_What needs to be done_. Select the lines below containing the word "diagram".

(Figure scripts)
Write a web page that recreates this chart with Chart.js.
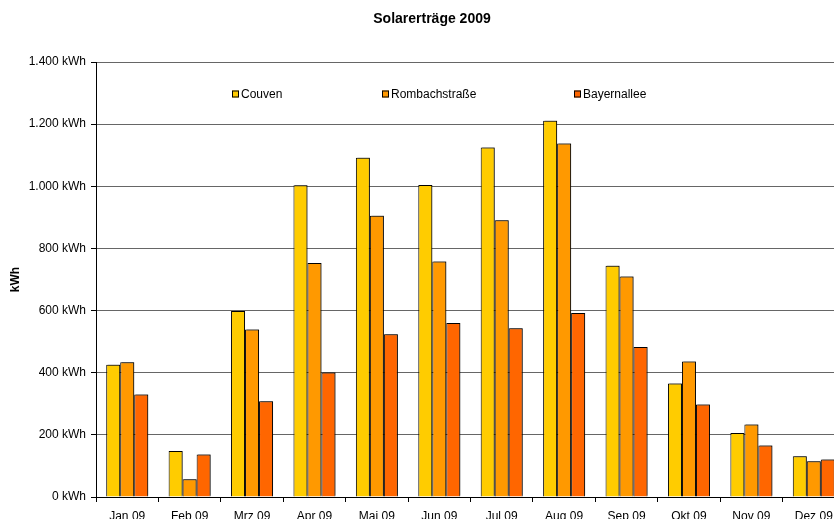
<!DOCTYPE html>
<html>
<head>
<meta charset="utf-8">
<script src="https://cdn.jsdelivr.net/npm/chart.js@4/dist/chart.umd.min.js"></script>
<style>
  html, body { margin: 0; padding: 0; background: #fff; overflow: hidden; }
  #wrap { position: absolute; left: 0; top: 0; width: 864px; height: 530px; }
</style>
</head>
<body>
<div id="wrap"><canvas id="chart" width="864" height="530"></canvas></div>
<script>
// Monthly yields 2009
const months = ['Jan 09', 'Feb 09', 'Mrz 09', 'Apr 09', 'Mai 09', 'Jun 09',
                'Jul 09', 'Aug 09', 'Sep 09', 'Okt 09', 'Nov 09', 'Dez 09'];
const couven = [426, 148, 599, 1003, 1092, 1004, 1125, 1211, 744, 365, 206, 131];
const rombach = [434, 57, 539, 753, 905, 758, 891, 1138, 710, 436, 233, 115];
const bayern = [330, 137, 308, 401, 524, 560, 543, 592, 483, 298, 166, 121];
const yTicks = [0, 200, 400, 600, 800, 1000, 1200, 1400];

const FONT = 'Arial, "Liberation Sans", sans-serif';

function fmtKwh(v) {
    // German thousands separator
    const s = String(v).replace(/\B(?=(\d{3})+(?!\d))/g, '.');
    return s + ' kWh';
}

// Legend sits inside the plot area, items spread out like the Excel original
const insideLegend = {
    id: 'insideLegend',
    afterDraw(chart) {
        const ctx = chart.ctx;
        const area = chart.chartArea;
        const offsets = [136, 286, 478];
        const y = area.top + 32;
        ctx.save();
        ctx.font = '12px ' + FONT;
        ctx.textBaseline = 'middle';
        chart.data.datasets.forEach((ds, i) => {
            const x = area.left + offsets[i];
            ctx.fillStyle = ds.backgroundColor;
            ctx.fillRect(x, y - 3.5, 7, 7);
            ctx.strokeStyle = '#000';
            ctx.lineWidth = 1;
            ctx.strokeRect(x + 0.5, y - 3, 6, 6);
            ctx.fillStyle = '#000';
            ctx.fillText(ds.label, x + 9, y + 0.5);
        });
        ctx.restore();
    }
};

// light drop shadow on the bars, as in the Excel chart
const barShadow = {
    id: 'barShadow',
    beforeDatasetsDraw(chart) {
        const ctx = chart.ctx;
        ctx.save();
        ctx.shadowColor = 'rgba(0,0,0,0.45)';
        ctx.shadowOffsetX = 1.5;
        ctx.shadowOffsetY = -1;
        ctx.shadowBlur = 0;
    },
    afterDatasetsDraw(chart) {
        chart.ctx.restore();
    }
};

const makeSet = (label, data, color) => ({
    label,
    data,
    backgroundColor: color,
    borderColor: '#000',
    borderWidth: 1,
    borderSkipped: 'bottom',
    barPercentage: 1,
    categoryPercentage: 0.673,
});

new Chart(document.getElementById('chart'), {
    type: 'bar',
    data: {
        labels: months,
        datasets: [
            makeSet('Couven', couven, '#FFCC00'),
            makeSet('Rombachstraße', rombach, '#FF9900'),
            makeSet('Bayernallee', bayern, '#FF6600'),
        ]
    },
    plugins: [barShadow, insideLegend],
    options: {
        responsive: false,
        animation: false,
        events: [],
        layout: { padding: 0 },
        plugins: {
            legend: { display: false },
            tooltip: { enabled: false },
            title: {
                display: true,
                text: 'Solarerträge 2009',
                color: '#000',
                font: { family: FONT, size: 14, weight: 'bold', lineHeight: 1.2 },
                padding: { top: 11, bottom: 34.2 }
            }
        },
        scales: {
            x: {
                offset: true,
                afterFit(scale) { scale.height = 33; },
                grid: {
                    offset: true,
                    drawOnChartArea: false,
                    drawTicks: true,
                    tickLength: 5,
                    color: '#000'
                },
                border: { color: '#000', width: 1 },
                ticks: {
                    color: '#000',
                    padding: 7,
                    maxRotation: 0,
                    autoSkip: false,
                    font: { family: FONT, size: 12 }
                }
            },
            y: {
                min: 0,
                max: 1400,
                afterFit(scale) { scale.width = 96; },
                afterBuildTicks(scale) {
                    scale.ticks = yTicks.map(v => ({ value: v }));
                },
                grid: {
                    color: '#666',
                    lineWidth: 1,
                    tickLength: 5,
                    tickColor: '#000'
                },
                border: { color: '#000', width: 1 },
                ticks: {
                    color: '#000',
                    padding: 5,
                    font: { family: FONT, size: 12 },
                    callback: v => fmtKwh(v)
                },
                title: {
                    display: true,
                    text: 'kWh',
                    color: '#000',
                    font: { family: FONT, size: 12, weight: 'bold' },
                    padding: { top: 8, bottom: 0 }
                }
            },
            // empty strip on the right so the plot ends where the original does
            yRight: {
                position: 'right',
                min: 0,
                max: 1400,
                afterFit(scale) { scale.width = 19; },
                grid: { display: false, drawTicks: false },
                border: { display: false },
                ticks: { display: false }
            }
        }
    }
});
</script>
</body>
</html>
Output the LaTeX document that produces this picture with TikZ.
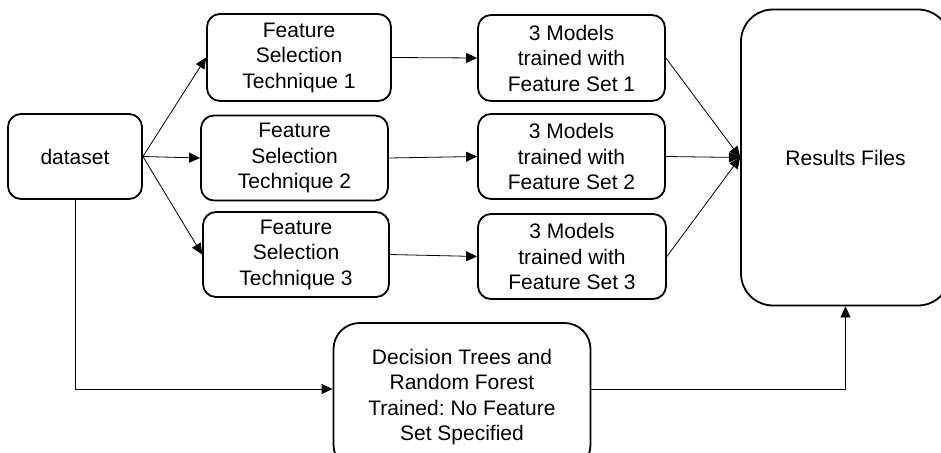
\documentclass[tikz,border=0pt]{standalone}
\usepackage{fontspec}
\setmainfont{Liberation Sans}
\usetikzlibrary{arrows.meta}
\frenchspacing

\begin{document}
\begin{tikzpicture}[line cap=round,line join=round,x=1pt,y=-1pt,
	box/.style={draw=black,line width=1.8pt,rounded corners=13pt,align=center,inner sep=0pt,font=\fontsize{21}{25.5}\selectfont},
	link/.style={line width=0.8pt,-{Triangle[length=11pt,width=10pt]}}]
	\useasboundingbox (0,0) rectangle (941,452);
	\node[box,minimum width=134pt,minimum height=85pt] (data) at (75,156.5) {dataset};
	\node[box,minimum width=184pt,minimum height=87pt] (fs1) at (299,57.5) {Feature\\Selection\\Technique 1};
	\node[box,minimum width=187pt,minimum height=85pt] (fs2) at (294.5,158) {Feature\\Selection\\Technique 2};
	\node[box,minimum width=186pt,minimum height=85pt] (fs3) at (296,254.5) {Feature\\Selection\\Technique 3};
	\node[box,minimum width=187pt,minimum height=86pt] (ms1) at (571.5,58) {3 Models\\trained with\\Feature Set 1};
	\node[box,minimum width=187pt,minimum height=85pt] (ms2) at (571.5,156.5) {3 Models\\trained with\\Feature Set 2};
	\node[box,minimum width=188pt,minimum height=85pt] (ms3) at (572,256.5) {3 Models\\trained with\\Feature Set 3};
	\node[box,rounded corners=32pt,minimum width=209pt,minimum height=296pt] (res) at (845.5,157.5) {Results Files};
	\node[box,rounded corners=26pt,minimum width=257pt,minimum height=148pt] (dt) at (462,397) {Decision Trees and\\Random Forest\\Trained: No Feature\\Set Specified};
	\draw[link] (data.east) -- (fs1.west);
	\draw[link] (data.east) -- (fs2.west);
	\draw[link] (data.east) -- (fs3.west);
	\draw[link] (fs1.east) -- (ms1.west);
	\draw[link] (fs2.east) -- (ms2.west);
	\draw[link] (fs3.east) -- (ms3.west);
	\draw[link] (ms1.east) -- (res.west);
	\draw[link] (ms2.east) -- (res.west);
	\draw[link] (ms3.east) -- (res.west);
	\draw[link] (data.south) |- ([yshift=8pt]dt.west);
	\draw[link] ([yshift=8pt]dt.east) -| (res.south);
\end{tikzpicture}
\end{document}
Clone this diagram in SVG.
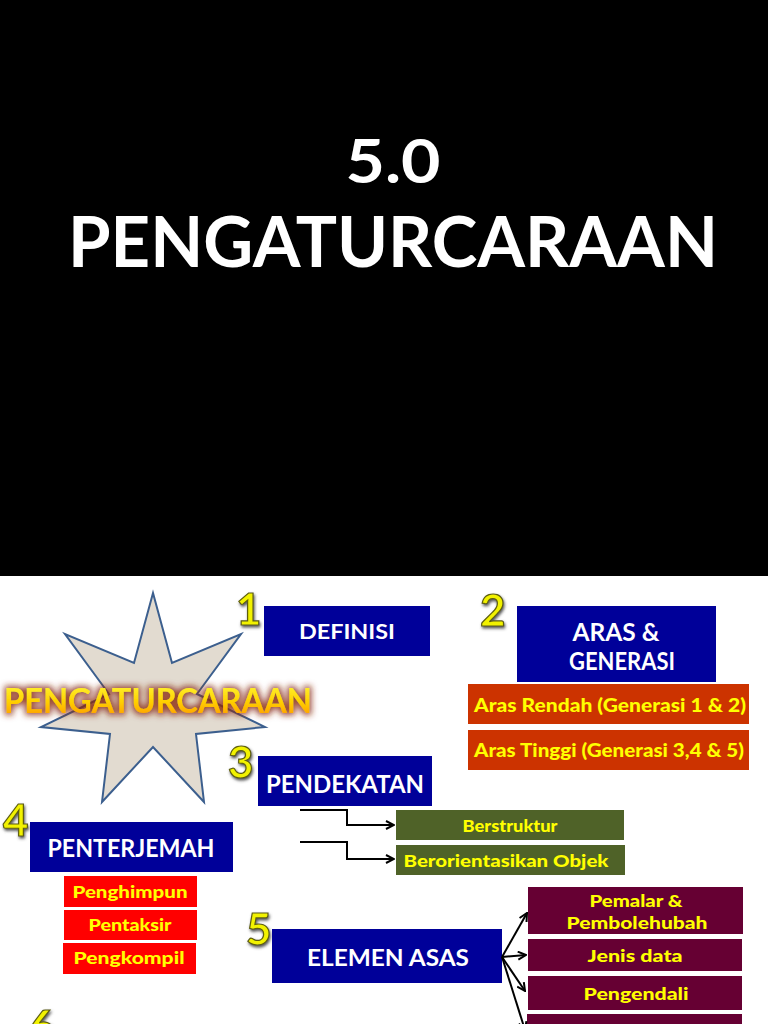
<svg xmlns="http://www.w3.org/2000/svg" width="768" height="1024" viewBox="0 0 768 1024">
<defs>
<style>
.blue{fill:#000099}
.wt{fill:#ffffff;font-family:Lato,"Open Sans","Liberation Sans",sans-serif;font-weight:700;text-anchor:middle}
.yt{fill:#ffff00;font-family:Lato,"Open Sans","Liberation Sans",sans-serif;font-weight:900;text-anchor:middle}
.num{fill:#f2f200;stroke:#5e5e10;stroke-width:1.2;font-family:Lato,"Liberation Sans",sans-serif;font-weight:700;font-size:44px;filter:url(#sh)}
.conn{fill:none;stroke:#000;stroke-width:2}
</style>
<marker id="ah" viewBox="0 0 10 10" refX="9" refY="5" markerWidth="10" markerHeight="10" markerUnits="userSpaceOnUse" orient="auto">
<path d="M1,1 L9,5 L1,9" fill="none" stroke="#000" stroke-width="2"/>
</marker>
<filter id="sh" x="-30%" y="-30%" width="160%" height="160%">
<feGaussianBlur in="SourceAlpha" stdDeviation="1.5"/>
<feOffset dx="1" dy="2" result="b"/>
<feFlood flood-color="#555"/>
<feComposite in2="b" operator="in"/>
<feMerge><feMergeNode/><feMergeNode in="SourceGraphic"/></feMerge>
</filter>
<filter id="glow" x="-10%" y="-40%" width="120%" height="180%">
<feMorphology in="SourceAlpha" operator="dilate" radius="2" result="d"/>
<feGaussianBlur in="d" stdDeviation="3" result="g"/>
<feFlood flood-color="#8a2a14" flood-opacity="0.85"/>
<feComposite in2="g" operator="in"/>
<feMerge><feMergeNode/><feMergeNode in="SourceGraphic"/></feMerge>
</filter>
<linearGradient id="tg" x1="0" y1="0" x2="0" y2="1">
<stop offset="0" stop-color="#ffff40"/>
<stop offset="0.55" stop-color="#ffd000"/>
<stop offset="1" stop-color="#ff9000"/>
</linearGradient>
</defs>

<rect x="0" y="0" width="768" height="576" fill="#000"/>
<rect x="0" y="576" width="768" height="448" fill="#fff"/>

<g id="title">
<text x="393" y="183" fill="#fff" font-family="Lato,'Open Sans',sans-serif" font-weight="700" font-size="62" text-anchor="middle" textLength="95" lengthAdjust="spacingAndGlyphs">5.0</text>
<text x="393" y="267" fill="#fff" font-family="Lato,'Open Sans',sans-serif" font-weight="700" font-size="70" text-anchor="middle" textLength="650" lengthAdjust="spacingAndGlyphs">PENGATURCARAAN</text>
</g>

<g id="star">
<polygon points="153,593 172,663 241,634 197,694 265,727 196,734 204,802 153,747 102,802 110,734 41,727 109,694 65,634 134,663" fill="#e2dbd0" stroke="#3c5f8e" stroke-width="2" stroke-linejoin="miter"/>
<text x="158" y="713" fill="url(#tg)" filter="url(#glow)" font-family="Lato,'Open Sans',sans-serif" font-weight="700" font-size="34" text-anchor="middle" textLength="308" lengthAdjust="spacingAndGlyphs">PENGATURCARAAN</text>
</g>

<g id="numbers">
<text class="num" x="236" y="625">1</text>
<text class="num" x="480" y="626">2</text>
<text class="num" x="228" y="778">3</text>
<text class="num" x="3" y="836">4</text>
<text class="num" x="246" y="945">5</text>
<text class="num" x="29" y="1042">6</text>
</g>

<g id="definisi">
<rect class="blue" x="264" y="606" width="166" height="50"/>
<text class="wt" x="347" y="639" font-size="21" textLength="96" lengthAdjust="spacingAndGlyphs">DEFINISI</text>
</g>

<g id="aras">
<rect class="blue" x="517" y="606" width="199" height="76"/>
<text class="wt" x="616" y="641" font-size="24" textLength="87" lengthAdjust="spacingAndGlyphs">ARAS &amp;</text>
<text class="wt" x="622" y="670" font-size="24" textLength="106" lengthAdjust="spacingAndGlyphs">GENERASI</text>
</g>

<g id="aras-rendah">
<rect x="468" y="684" width="281" height="40" fill="#cc3300"/>
<text class="yt" x="610" y="712" font-size="18" textLength="272" lengthAdjust="spacingAndGlyphs">Aras Rendah (Generasi 1 &amp; 2)</text>
</g>
<g id="aras-tinggi">
<rect x="468" y="730" width="281" height="40" fill="#cc3300"/>
<text class="yt" x="609" y="757" font-size="18" textLength="270" lengthAdjust="spacingAndGlyphs">Aras Tinggi (Generasi 3,4 &amp; 5)</text>
</g>

<g id="pendekatan">
<rect class="blue" x="258" y="756" width="174" height="50"/>
<text class="wt" x="345" y="793" font-size="24" textLength="158" lengthAdjust="spacingAndGlyphs">PENDEKATAN</text>
</g>

<g id="berstruktur">
<rect x="396" y="810" width="228" height="30" fill="#4f6228"/>
<text class="yt" x="510" y="832" font-size="16" textLength="95" lengthAdjust="spacingAndGlyphs">Berstruktur</text>
</g>
<g id="berorientasikan">
<rect x="396" y="845" width="229" height="30" fill="#4f6228"/>
<text class="yt" x="506" y="867" font-size="16" textLength="205" lengthAdjust="spacingAndGlyphs">Berorientasikan Objek</text>
</g>

<g id="penterjemah">
<rect class="blue" x="30" y="822" width="203" height="50"/>
<text class="wt" x="131" y="857" font-size="24" textLength="167" lengthAdjust="spacingAndGlyphs">PENTERJEMAH</text>
</g>

<g id="penghimpun">
<rect x="64" y="876" width="133" height="31" fill="#ff0000"/>
<text class="yt" x="130" y="898" font-size="17" textLength="115" lengthAdjust="spacingAndGlyphs">Penghimpun</text>
</g>
<g id="pentaksir">
<rect x="64" y="910" width="133" height="30" fill="#ff0000"/>
<text class="yt" x="130" y="931" font-size="17" textLength="83" lengthAdjust="spacingAndGlyphs">Pentaksir</text>
</g>
<g id="pengkompil">
<rect x="63" y="943" width="133" height="31" fill="#ff0000"/>
<text class="yt" x="129" y="964" font-size="17" textLength="111" lengthAdjust="spacingAndGlyphs">Pengkompil</text>
</g>

<g id="elemen-asas">
<rect class="blue" x="272" y="929" width="230" height="54"/>
<text class="wt" x="388" y="966" font-size="23" textLength="162" lengthAdjust="spacingAndGlyphs">ELEMEN ASAS</text>
</g>

<g id="pemalar">
<rect x="528" y="887" width="215" height="47" fill="#660033"/>
<text class="yt" x="636" y="907" font-size="17" textLength="93" lengthAdjust="spacingAndGlyphs">Pemalar &amp;</text>
<text class="yt" x="637" y="929" font-size="17" textLength="141" lengthAdjust="spacingAndGlyphs">Pembolehubah</text>
</g>
<g id="jenis-data">
<rect x="528" y="939" width="214" height="32" fill="#660033"/>
<text class="yt" x="635" y="962" font-size="17" textLength="95" lengthAdjust="spacingAndGlyphs">Jenis data</text>
</g>
<g id="pengendali">
<rect x="528" y="976" width="214" height="34" fill="#660033"/>
<text class="yt" x="636" y="1000" font-size="17" textLength="105" lengthAdjust="spacingAndGlyphs">Pengendali</text>
</g>
<g id="elemen-4">
<rect x="527" y="1014" width="215" height="20" fill="#660033"/>
</g>

<g id="connectors">
<path class="conn" d="M300,810 H347 V825 H394" marker-end="url(#ah)"/>
<path class="conn" d="M300,842 H347 V859 H394" marker-end="url(#ah)"/>
<path class="conn" d="M502,957 L527,913" marker-end="url(#ah)"/>
<path class="conn" d="M502,957 L526,955" marker-end="url(#ah)"/>
<path class="conn" d="M502,957 L525,991" marker-end="url(#ah)"/>
<path class="conn" d="M502,957 L525,1030" marker-end="url(#ah)"/>
</g>
</svg>
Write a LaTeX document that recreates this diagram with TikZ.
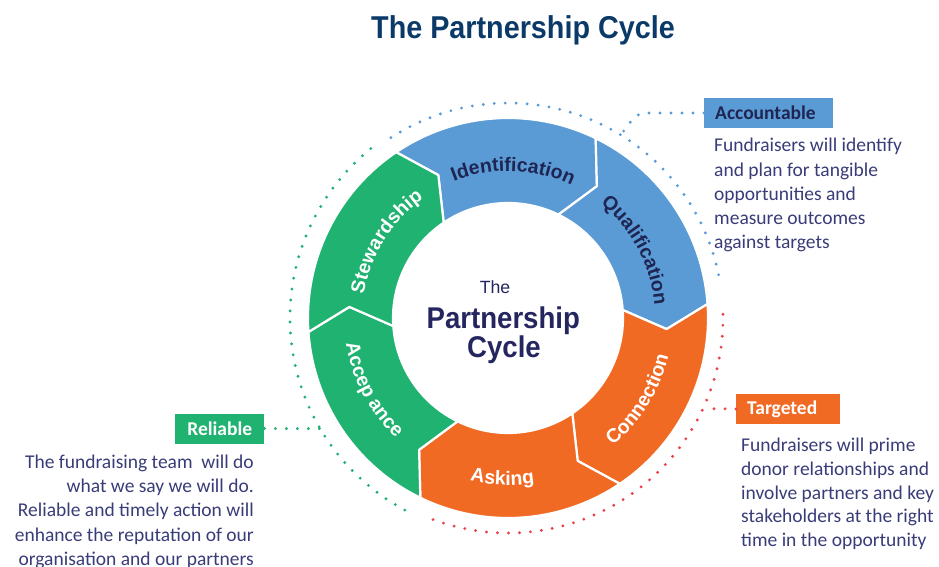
\documentclass[tikz,border=0pt]{standalone}
\usepackage{fontspec}
\setmainfont{Liberation Sans}
\newfontfamily\bodyfont{Carlito}
\usetikzlibrary{decorations.text,calc}

\definecolor{segBlue}{HTML}{5B9BD5}
\definecolor{segGreen}{HTML}{20B270}
\definecolor{segOrange}{HTML}{F16A24}
\definecolor{dotRed}{HTML}{E8434A}
\definecolor{labelNavy}{HTML}{1F2552}
\definecolor{bodyText}{HTML}{393C78}
\definecolor{titleNavy}{HTML}{0B3A68}
\definecolor{hubText}{HTML}{252660}

\newcommand\seglabelfont{\fontsize{19.5}{19.5}\selectfont\bfseries}

\tikzset{
  ringseg/.style={fill=#1, draw=white, line width=2.2pt, line join=round},
  dotline/.style={draw=#1, line width=3.2pt, line cap=round, dash pattern=on 0pt off 11pt},
  tagbox/.style={fill=#1, minimum height=30pt, inner xsep=11pt, inner ysep=0pt, anchor=west,
    font=\bodyfont\bfseries\fontsize{19.5}{19.5}\selectfont},
  bodyline/.style={font=\bodyfont\fontsize{19.5}{24}\selectfont, text=bodyText, inner sep=0pt},
  arclabel/.style 2 args={decorate, decoration={text along path, text align=center,
    text color=#1, text={|\seglabelfont|#2}}},
}

\begin{document}
\begin{tikzpicture}[x=1pt,y=1pt]
\path[use as bounding box] (0,0) rectangle (939,566);
\clip (0,0) rectangle (939,566);

% title
\node[anchor=base, text=titleNavy, inner sep=0pt] (title) at (523,527)
  {\scalebox{0.91}[1]{\fontsize{31.6}{31.6}\selectfont\bfseries The Partnership Cycle}};

\coordinate (C) at (508,248);

% ring of six chevron segments
\begin{scope}[shift={(C)}]
\foreach \s/\col in {124/segBlue,64/segBlue,4/segOrange,-56/segOrange,-116/segGreen,-176/segGreen}{
  \pgfmathsetmacro\e{\s-60}
  \pgfmathsetmacro\et{\s-68}
  \pgfmathsetmacro\st{\s-8}
  \path[ringseg=\col] (\s:200) arc[start angle=\s, end angle=\e, radius=200]
    -- (\et:159) -- (\e:115) arc[start angle=\e, end angle=\s, radius=115]
    -- (\st:159) -- cycle;
}

% segment labels, upper half read clockwise, lower half counter-clockwise
\path[arclabel={labelNavy}{Identification}] (133:147) arc[start angle=133, end angle=43, radius=147];
\path[arclabel={labelNavy}{Qualification}] (73:147) arc[start angle=73, end angle=-17, radius=147];
\path[arclabel={white}{Stewardship}] (193:146) arc[start angle=193, end angle=103, radius=146];
\path[arclabel={white}{Connection}] (-77:165) arc[start angle=-77, end angle=13, radius=165];
\path[arclabel={white}{Asking}] (-137:167) arc[start angle=-137, end angle=-47, radius=167];
\path[arclabel={white}{Accep ance}] (-197:164) arc[start angle=-197, end angle=-107, radius=164];

% dotted outer arcs
\draw[dotline=segBlue] (123:215) arc[start angle=123, end angle=10, radius=215];
\draw[dotline=segGreen] (129:218) arc[start angle=129, end angle=242, radius=218];
\draw[dotline=dotRed] (1:215) arc[start angle=1, end angle=-111, radius=215];

\coordinate (blueJoin) at (58.5:215);
\coordinate (greenJoin) at (210.5:218);
\coordinate (redJoin) at (-24.9:215);
\end{scope}

% hub text
\node[anchor=base, text=hubText, inner sep=0pt, font=\fontsize{17.7}{17.7}\selectfont] (hubThe) at (495,272.7) {The};
\node[anchor=base, text=hubText, inner sep=0pt] (hubPartner) at (503.3,237.7)
  {\scalebox{0.92}[1]{\fontsize{30}{30}\selectfont\bfseries Partnership}};
\node[anchor=base, text=hubText, inner sep=0pt] (hubCycle) at (504,208.7)
  {\scalebox{0.92}[1]{\fontsize{30}{30}\selectfont\bfseries Cycle}};

% value tags
\node[tagbox=segBlue, text=labelNavy, text width=107pt, align=left] (acc) at (704,453) {Accountable};
\node[tagbox=segOrange, text=white, text width=82pt, align=left] (tar) at (736,157) {Targeted};
\node[tagbox=segGreen, text=white, minimum width=89pt] (rel) at (175,137.5) {Reliable};

% leaders from tags to the arcs
\draw[dotline=segBlue] (acc.west) -- ++(-58,0) to[out=180, in=45] (blueJoin);
\draw[dotline=segGreen] (rel.east) -- (greenJoin);
\draw[dotline=dotRed] (tar.west) -- (redJoin);

% descriptions
\node[bodyline, anchor=base west] (acc1) at (714,414) {Fundraisers will identify};
\node[bodyline, anchor=base west] (acc2) at (714,389.5) {and plan for tangible};
\node[bodyline, anchor=base west] (acc3) at (714,366) {opportunities and};
\node[bodyline, anchor=base west] (acc4) at (714,342) {measure outcomes};
\node[bodyline, anchor=base west] (acc5) at (714,318) {against targets};

\node[bodyline, anchor=base west] (tar1) at (741,115) {Fundraisers will prime};
\node[bodyline, anchor=base west] (tar2) at (741,91) {donor relationships and};
\node[bodyline, anchor=base west] (tar3) at (741,67) {involve partners and key};
\node[bodyline, anchor=base west] (tar4) at (741,44) {stakeholders at the right};
\node[bodyline, anchor=base west] (tar5) at (741,20) {time in the opportunity};

\node[bodyline, anchor=base east] (rel1) at (254,98) {The fundraising team\ \ will do};
\node[bodyline, anchor=base east] (rel2) at (254,74) {what we say we will do.};
\node[bodyline, anchor=base east] (rel3) at (254,50) {Reliable and timely action will};
\node[bodyline, anchor=base east] (rel4) at (254,25) {enhance the reputation of our};
\node[bodyline, anchor=base east] (rel5) at (254,1) {organisation and our partners};
\end{tikzpicture}
\end{document}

_Written answer_.
Clone this diagram in SVG.
Write a LaTeX document that recreates this diagram with TikZ.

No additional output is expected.